What the Manifesto Really Says

First off, let’s settle this once and for all: the Agile Manifesto’s declaration that we value “working software over comprehensive documentation” is not an excuse to abandon the practice of writing documentation. What it emphasizes is a prioritization of functionality and user satisfaction over exhaustive paperwork that often serves little to no purpose in helping users or developers engage with the software effectively.

The Myth of No Documentation

In the wild realms of software development, a rumor persists that Agile teams are allergic to any form of written record. This is a gross misunderstanding. Agile does not eliminate documentation; rather, it streamlines it to what is essential and most valuable. This is where many get it twisted. The key is not less documentation—it’s more pertinent documentation.

Agile Documentation: What Does It Look Like?

So, if we’re not churning out reams of paper, what does necessary documentation in an Agile environment look like? Here are a few characteristics:

  1. User Stories: These are simple, yet powerful tools in Agile documentation. User stories help keep the focus on the user’s needs and are often enough to guide development without the need for overly technical descriptions.
  2. Acceptance Criteria: These are critical as they define the scope of a user story and what needs to be done for it to be considered complete. It’s about clarity and setting expectations right.
  3. Technical Guides and API Documentation: Yes, we still need these! Especially in systems where integration between different services or layers occurs. The trick is to keep this documentation lean and up to date.
  4. Diagrams and Models: Visual representations of software architectures, workflow diagrams, or even simple wireframes are forms of documentation that remain highly valuable for Agile teams. They provide a bird’s eye view of the project and can simplify complex systems for better understanding and discussion.

Balancing Act: When to Document

The real art in Agile documentation is knowing when to write something down. Here’s a simple rule of thumb: Document when the absence of documentation costs more in misunderstanding and misdirection than the effort of documenting. If a quick diagram can save a day of coding in circles, it’s worth drawing up.

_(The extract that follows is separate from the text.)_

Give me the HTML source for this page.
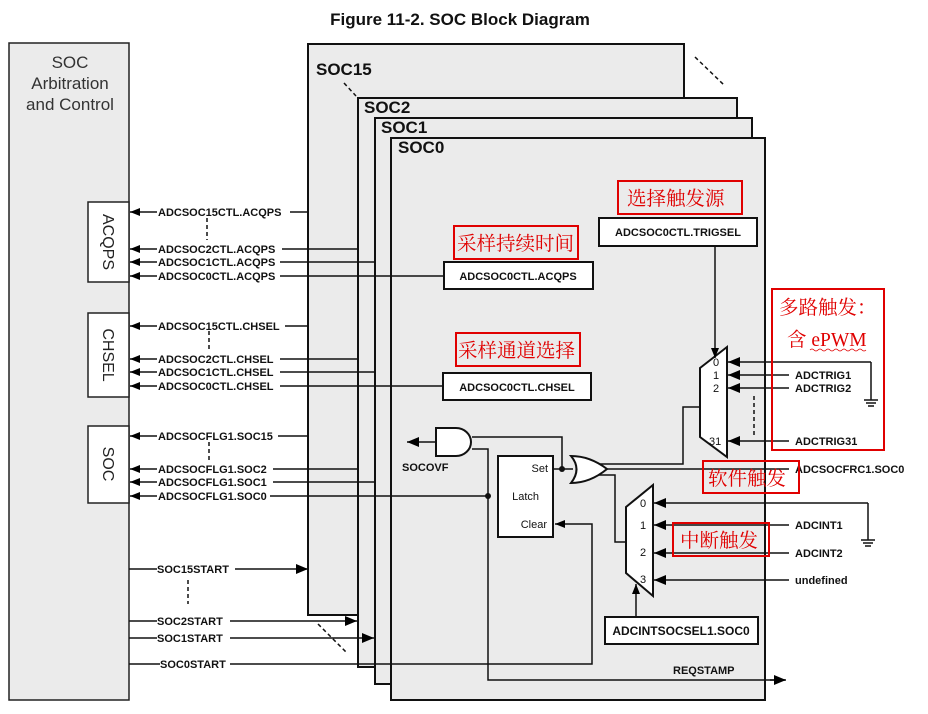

Avoiding Documentation Pitfalls

Beware the extremes—too little and too much. On one hand, dodging documentation can lead you to chaos, where nobody knows what’s been done or how anything works. On the other hand, excessive documentation can bog down a project, overwhelming team members with too much irrelevant information.

Here’s how to keep your documentation lean but meaningful:

  • Iterative Updates: Just as your software evolves, so should your documentation. Update documents iteratively and avoid the trap of “final” versions that are outdated before they’re even published.
  • Focused Content: Always ask, “Who is this for and what do they need from it?” Tailor your documentation to meet specific needs rather than creating one-size-fits-all documents.
  • Accessibility: Documentation should be easy to access and search. Tools that integrate with your development environment can keep docs close at hand without disrupting workflow.

Wrapping Up

The Agile manifesto’s call for prioritizing working software over comprehensive documentation is not an invitation to operate in the dark. It’s a call to focus on what truly adds value to the project and the user’s experience. In essence, Agile documentation is like salt in cooking—not the main ingredient, but essential for the success of the culinary (and developmental) endeavor.

Remember, teams: Documentation in Agile is not about covering your tracks; it’s about paving clear paths for others to follow. Keep it relevant, keep it lean, and keep it integrated with your development practices. Agile isn’t anti-documentation; it’s pro-efficiency. Let’s write that down.

Now, go forth and Scrum like you mean it!